I think what you are saying is quite valid, however, if the task were around expectations wouldn’t they use a blind sample and compare it against another sample that was given the expectation? If they were trying to reach an understanding of ceiling limits for luminosity, surely there are better methods.

Hm I agree there are better ways to investigate solely the impact of expectations within dreams :smile:

Nevertheless, this investigation raises an important issue about possible ceiling limits in dreams. In one of the papers it was mentioned more experiments were under way, but there was no reference… I’ll look for it though :smile:

Great… I will look forward to reading those (and any others!) :grin:

Keep up the good work… I for one really appreciate these postings on experiments!!


If only I could find the papers describing these other experiments…

In any case, somewhere in the next few days you can expect a paper about experiments done to determine whether or not DCs have consciousness :smile:

I had an interesting dream the other night that must have been sparked by this post… and yet I didn’t think to go lucid!

So I would like to share this dream here!
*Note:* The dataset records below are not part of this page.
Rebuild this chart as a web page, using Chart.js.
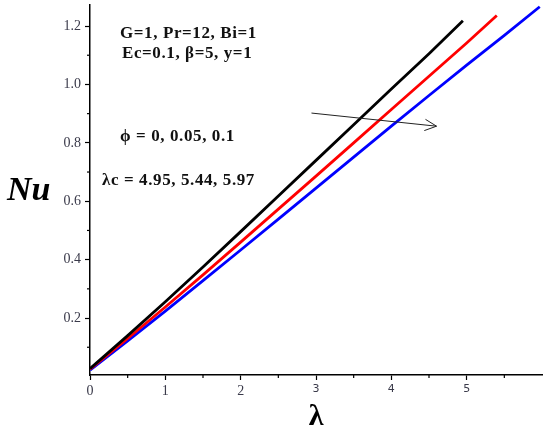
<!DOCTYPE html>
<html>
<head>
<meta charset="utf-8">
<script src="https://cdn.jsdelivr.net/npm/chart.js@4.4.1/dist/chart.umd.min.js"></script>
<style>
  html, body { margin: 0; padding: 0; background: #fff; }
  #wrap { width: 550px; height: 435px; position: relative; }
</style>
</head>
<body>
<div id="wrap"><canvas id="myChart"></canvas></div>
<script>
// lambda values and Nu, one list per curve
const lambda_black = [0, 0.5, 1, 1.5, 2, 2.5, 3, 3.5, 4, 4.5, 4.95];
const nu_black     = [0.027, 0.14, 0.256, 0.375, 0.496, 0.618, 0.74, 0.862, 0.984, 1.105, 1.218];

const lambda_red = [0, 0.5, 1, 1.5, 2, 2.5, 3, 3.5, 4, 4.5, 5, 5.4];
const nu_red     = [0.025, 0.13, 0.238, 0.348, 0.46, 0.573, 0.686, 0.8, 0.914, 1.028, 1.142, 1.236];

const lambda_blue = [0, 0.5, 1, 1.5, 2, 2.5, 3, 3.5, 4, 4.5, 5, 5.5, 5.97];
const nu_blue     = [0.022, 0.122, 0.224, 0.328, 0.433, 0.539, 0.645, 0.751, 0.857, 0.962, 1.066, 1.168, 1.266];

const x_ticks = [0, 1, 2, 3, 4, 5];
const x_minor = [0.5, 1.5, 2.5, 3.5, 4.5, 5.5];
const y_ticks = [0.2, 0.4, 0.6, 0.8, 1.0, 1.2];
const y_minor = [0.1, 0.3, 0.5, 0.7, 0.9, 1.1];

// arrow across the curves (data coords: start, end)
const arrow_lambda = [2.94, 4.6];
const arrow_nu = [0.902, 0.857];

const notes = [
    "G=1, Pr=12, Bi=1",
    "Ec=0.1, β=5, y=1",
    "ϕ = 0, 0.05, 0.1",
    "λc = 4.95, 5.44, 5.97",
];

const SERIF = '"Liberation Serif", "Times New Roman", serif';

function toPoints(xs, ys) {
    return xs.map((x, i) => ({ x: x, y: ys[i] }));
}

// minor ticks, arrow and text notes
const extrasPlugin = {
    id: 'extras',
    afterDraw(chart) {
        const ctx = chart.ctx;
        const xs = chart.scales.x, ys = chart.scales.y;
        const area = chart.chartArea;
        ctx.save();
        ctx.strokeStyle = '#000';
        ctx.lineWidth = 1.2;
        x_minor.forEach(v => {
            const px = xs.getPixelForValue(v);
            ctx.beginPath();
            ctx.moveTo(px, area.bottom);
            ctx.lineTo(px, area.bottom + 3);
            ctx.stroke();
        });
        y_minor.forEach(v => {
            const py = ys.getPixelForValue(v);
            ctx.beginPath();
            ctx.moveTo(area.left, py);
            ctx.lineTo(area.left - 3, py);
            ctx.stroke();
        });

        // arrow
        const ax0 = xs.getPixelForValue(arrow_lambda[0]), ay0 = ys.getPixelForValue(arrow_nu[0]);
        const ax1 = xs.getPixelForValue(arrow_lambda[1]), ay1 = ys.getPixelForValue(arrow_nu[1]);
        ctx.strokeStyle = '#222';
        ctx.lineWidth = 1;
        ctx.beginPath();
        ctx.moveTo(ax0, ay0);
        ctx.lineTo(ax1, ay1);
        const ang = Math.atan2(ay1 - ay0, ax1 - ax0);
        ctx.moveTo(ax1 - 13 * Math.cos(ang - 0.45), ay1 - 13 * Math.sin(ang - 0.45));
        ctx.lineTo(ax1, ay1);
        ctx.lineTo(ax1 - 13 * Math.cos(ang + 0.45), ay1 - 13 * Math.sin(ang + 0.45));
        ctx.stroke();

        // notes
        ctx.fillStyle = '#111';
        ctx.textBaseline = 'middle';
        ctx.textAlign = 'left';
        ctx.font = 'bold 17px ' + SERIF;
        ctx.letterSpacing = '0.6px';
        ctx.fillText(notes[0], 120, 34);
        ctx.fillText(notes[1], 122, 54);
        ctx.fillText(notes[2], 120, 137);
        ctx.fillText(notes[3], 102, 181);
        ctx.letterSpacing = '0px';

        // axis titles
        ctx.fillStyle = '#000';
        ctx.font = 'italic bold 34px ' + SERIF;
        ctx.fillText('Nu', 7, 191);
        ctx.textAlign = 'center';
        ctx.font = 'bold 30px ' + SERIF;
        ctx.fillText('λ', (area.left + area.right) / 2, 417);
        ctx.restore();
    }
};

const ctx = document.getElementById('myChart').getContext('2d');
const chart = new Chart(ctx, {
    type: 'line',
    data: {
        datasets: [
            { label: 'phi=0', data: toPoints(lambda_black, nu_black), borderColor: '#000000' },
            { label: 'phi=0.05', data: toPoints(lambda_red, nu_red), borderColor: '#ff0000' },
            { label: 'phi=0.1', data: toPoints(lambda_blue, nu_blue), borderColor: '#0000ff' },
        ],
    },
    options: {
        responsive: true,
        maintainAspectRatio: false,
        animation: false,
        devicePixelRatio: 1,
        layout: { padding: { left: 0, top: 5, right: 8, bottom: 0 } },
        elements: {
            point: { radius: 0 },
            line: { borderWidth: 2.8, tension: 0, fill: false },
        },
        plugins: {
            legend: { display: false },
            tooltip: { enabled: false },
        },
        scales: {
            x: {
                type: 'linear',
                min: 0,
                max: 6,
                afterBuildTicks: (scale) => { scale.ticks = x_ticks.map(v => ({ value: v })); },
                afterFit: (scale) => {
                    scale.height = 60;
                    scale.paddingLeft = 0;
                    scale.paddingRight = 0;
                },
                border: { display: true, color: '#000', width: 1.5 },
                grid: { drawOnChartArea: false, drawTicks: true, tickLength: 5, tickColor: '#000', tickWidth: 1.2 },
                ticks: {
                    color: '#3a3a4a',
                    padding: 3,
                    maxRotation: 0,
                    font: (c) => (c.tick && c.tick.value >= 3)
                        ? { family: '"DejaVu Sans", sans-serif', size: 11 }
                        : { family: SERIF, size: 14 },
                    callback: (v) => String(v),
                },
            },
            y: {
                type: 'linear',
                min: 0.005,
                max: 1.272,
                afterBuildTicks: (scale) => { scale.ticks = y_ticks.map(v => ({ value: v })); },
                afterFit: (scale) => {
                    scale.width = 90;
                    scale.paddingTop = 0;
                    scale.paddingBottom = 0;
                },
                border: { display: true, color: '#000', width: 1.5 },
                grid: { drawOnChartArea: false, drawTicks: true, tickLength: 5, tickColor: '#000', tickWidth: 1.2 },
                ticks: {
                    color: '#3a3a4a',
                    padding: 4,
                    font: { family: SERIF, size: 14 },
                    callback: (v) => Number(v).toFixed(1),
                },
            },
        },
    },
    plugins: [extrasPlugin],
});
</script>
</body>
</html>
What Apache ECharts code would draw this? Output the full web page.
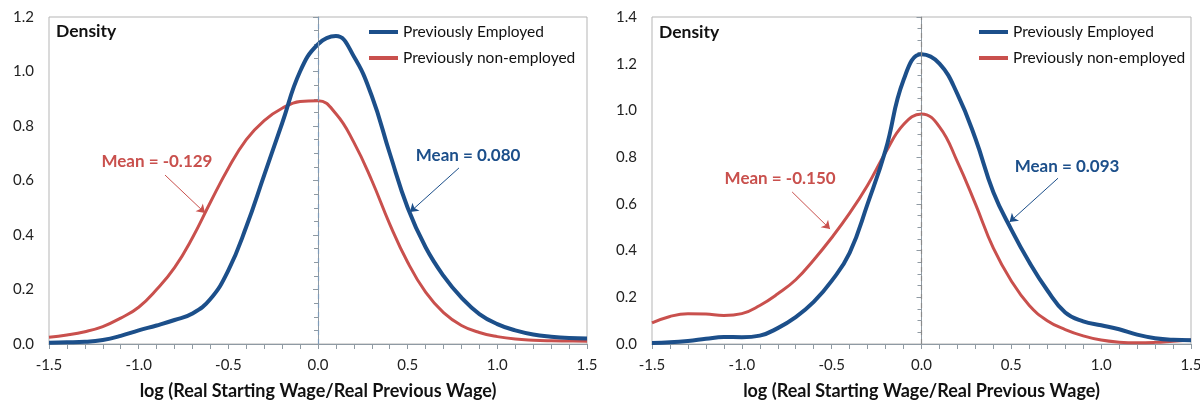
<!DOCTYPE html>
<html>
<head>
<meta charset="utf-8">
<script src="https://cdn.jsdelivr.net/npm/echarts@6/dist/echarts.min.js"></script>
<style>
html,body{margin:0;padding:0;background:#fff;}
#c{width:1200px;height:400px;}
</style>
</head>
<body>
<div id="c"></div>
<script>
// ---- data ----
const seriesNames = ['Previously Employed', 'Previously non-employed'];
const axisTitle = 'log (Real Starting Wage/Real Previous Wage)';

const xGrid = [-1.5,-1.4,-1.3,-1.2,-1.1,-1.0,-0.9,-0.8,-0.7,-0.6,-0.5,-0.4,-0.3,-0.2,-0.1,0.0,0.1,0.2,0.3,0.4,0.5,0.6,0.7,0.8,0.9,1.0,1.1,1.2,1.3,1.4,1.5];

const empLeft = [0.005,0.006,0.008,0.015,0.03,0.05,0.068,0.088,0.112,0.165,0.27,0.43,0.62,0.81,1.0,1.1,1.13,1.055,0.91,0.7,0.5,0.355,0.25,0.17,0.11,0.073,0.05,0.035,0.027,0.022,0.02];
const nonLeft = [0.025,0.033,0.045,0.064,0.095,0.135,0.2,0.28,0.39,0.52,0.645,0.75,0.82,0.865,0.89,0.893,0.845,0.74,0.6,0.44,0.3,0.19,0.115,0.068,0.042,0.027,0.018,0.014,0.012,0.011,0.01];

const empRight = [0.004,0.007,0.013,0.022,0.03,0.029,0.036,0.068,0.115,0.18,0.27,0.39,0.6,0.83,1.13,1.24,1.2,1.07,0.88,0.65,0.49,0.35,0.23,0.135,0.097,0.08,0.063,0.04,0.025,0.018,0.016];
const nonRight = [0.09,0.118,0.13,0.128,0.122,0.13,0.165,0.215,0.275,0.36,0.455,0.56,0.68,0.82,0.94,0.985,0.93,0.78,0.6,0.41,0.27,0.165,0.1,0.062,0.035,0.017,0.008,0.005,0.007,0.012,0.017];

const meanLabels = [['Mean = 0.080','Mean = -0.129'],['Mean = 0.093','Mean = -0.150']];
// annotation anchors in data units: [textX,textY,arrowStartX,arrowStartY,arrowEndX,arrowEndY]
const annEmp = [[0.837,0.69,0.786,0.646,0.513,0.484],[0.81,0.76,0.76,0.71,0.49,0.522]];
const annNon = [[-0.898,0.668,-0.853,0.62,-0.63,0.481],[-0.787,0.71,-0.72,0.651,-0.509,0.492]];
const yMax = [1.2, 1.4];

// ---- styling ----
const FONT = 'Lato, "Open Sans", sans-serif';
const BLUE = '#1c4f8a';
const RED = '#c9504d';
const AXC = '#8f9aa3';
const grids = [
  {left:49, top:17, width:538, height:327},
  {left:652, top:17, width:539, height:327}
];
function zip(xs, ys){ return xs.map((x,i)=>[x, ys[i]]); }

const xAxes = grids.map((g,i)=>({
  gridIndex:i, type:'value', min:-1.5, max:1.5, interval:0.5,
  axisLine:{show:true, onZero:false, lineStyle:{color:AXC, width:1}},
  axisTick:{show:true, inside:false, length:5, lineStyle:{color:AXC}},
  minorTick:{show:true, splitNumber:5, length:5, lineStyle:{color:AXC}},
  splitLine:{show:false},
  axisLabel:{show:true, showMinLabel:true, showMaxLabel:true, formatter:v=>v.toFixed(1), fontFamily:FONT, fontSize:15, color:'#222', margin:14},
  name:axisTitle, nameLocation:'middle', nameGap:38,
  nameTextStyle:{fontFamily:FONT, fontSize:18, fontWeight:'bold', color:'#111'}
}));
const yAxes = grids.map((g,i)=>({
  gridIndex:i, type:'value', min:0, max:yMax[i], interval:0.2,
  axisLine:{show:true, lineStyle:{color:AXC, width:1}},
  axisTick:{show:true, inside:false, length:5, lineStyle:{color:AXC}},
  minorTick:{show:true, splitNumber:4, length:4, lineStyle:{color:AXC}},
  splitLine:{show:false},
  axisLabel:{formatter:v=>v.toFixed(1), fontFamily:FONT, fontSize:15, color:'#222', margin:15}
}));

function meanPoint(ann, label, color){
  return {coord:[ann[0], ann[1]], label:{show:true, position:'inside', formatter:label, fontFamily:FONT, fontSize:17, fontWeight:'bold', color:color}};
}

const series = [];
const emps = [empLeft, empRight];
const nons = [nonLeft, nonRight];
const dashColor = ['#7f9bb8', '#8a8a8a'];
for (let i=0;i<2;i++){
  series.push({
    name:seriesNames[1], type:'line', xAxisIndex:i, yAxisIndex:i, data:zip(xGrid, nons[i]),
    smooth:0.45, showSymbol:false, symbol:'none', lineStyle:{color:RED, width:3}, itemStyle:{color:RED}, z:3,
    markLine:{
      silent:true, animation:false, symbol:['none','arrow'], symbolSize:[8,8],
      label:{show:false},
      data:[
        [{coord:[annNon[i][2],annNon[i][3]], lineStyle:{color:RED, width:1, type:'solid'}},{coord:[annNon[i][4],annNon[i][5]]}],
        [{coord:[annEmp[i][2],annEmp[i][3]], lineStyle:{color:BLUE, width:1, type:'solid'}},{coord:[annEmp[i][4],annEmp[i][5]]}]
      ]
    },
    markPoint:{
      silent:true, animation:false,
      symbol:'rect', symbolSize:1, itemStyle:{color:'rgba(0,0,0,0)'},
      data:[meanPoint(annNon[i], meanLabels[i][1], RED), meanPoint(annEmp[i], meanLabels[i][0], BLUE)]
    }
  });
  series.push({
    name:seriesNames[0], type:'line', xAxisIndex:i, yAxisIndex:i, data:zip(xGrid, emps[i]),
    smooth:0.45, showSymbol:false, symbol:'none', lineStyle:{color:BLUE, width:4}, itemStyle:{color:BLUE}, z:4,
    markLine:{
      silent:true, animation:false, symbol:['none','none'],
      label:{show:false},
      lineStyle:{color:dashColor[i], width:1.2, type:[5,4]},
      data:[{xAxis:0, lineStyle:{color:dashColor[i], width:1.2, type:[5,4]}}]
    }
  });
}

const legends = [{left:369, top:24}, {left:979, top:24}].map(p=>({
  left:p.left, top:p.top, padding:0, orient:'vertical', itemGap:10, itemWidth:29, itemHeight:4, icon:'rect',
  data:seriesNames, selectedMode:false,
  textStyle:{fontFamily:FONT, fontSize:15.5, color:'#111', lineHeight:16}
}));

const chart = echarts.init(document.getElementById('c'), null, {renderer:'canvas'});
chart.setOption({
  animation:false,
  backgroundColor:'#fff',
  grid:grids.map(g=>Object.assign({show:true, borderColor:'#b5b5b5', borderWidth:1, containLabel:false, outerBoundsMode:'none'}, g)),
  xAxis:xAxes, yAxis:yAxes,
  legend:legends,
  series:series,
  graphic:[
    {type:'text', left:56, top:22, style:{text:'Density', font:'bold 17.5px '+FONT, fill:'#111'}},
    {type:'text', left:659, top:23, style:{text:'Density', font:'bold 17.5px '+FONT, fill:'#111'}}
  ]
});
</script>
</body>
</html>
To my recall, I have never dreamt about turning on lights etc, but I can now say I have. I was in my apartment and I went to turn on all 4 light switches for the lights (in RL there are only 3) One light went on (the furthest away from me), the next light went on, but flickered like the light bulb was about to die… this was the second closest to me, and the closest didn’t go on at all!!! The light that didn’t work… I repeatedly flicked the switch several times until the lights worked (cause in RL those friggin lights do that :grrr: ) The light that was flickering, I got that to work by grabbing a chair, standing on it, and then tapping the ceiling around the light… it blustered a little more light, flickered… died… and then came to full life. The dream ended with me content that I got all the lights to work.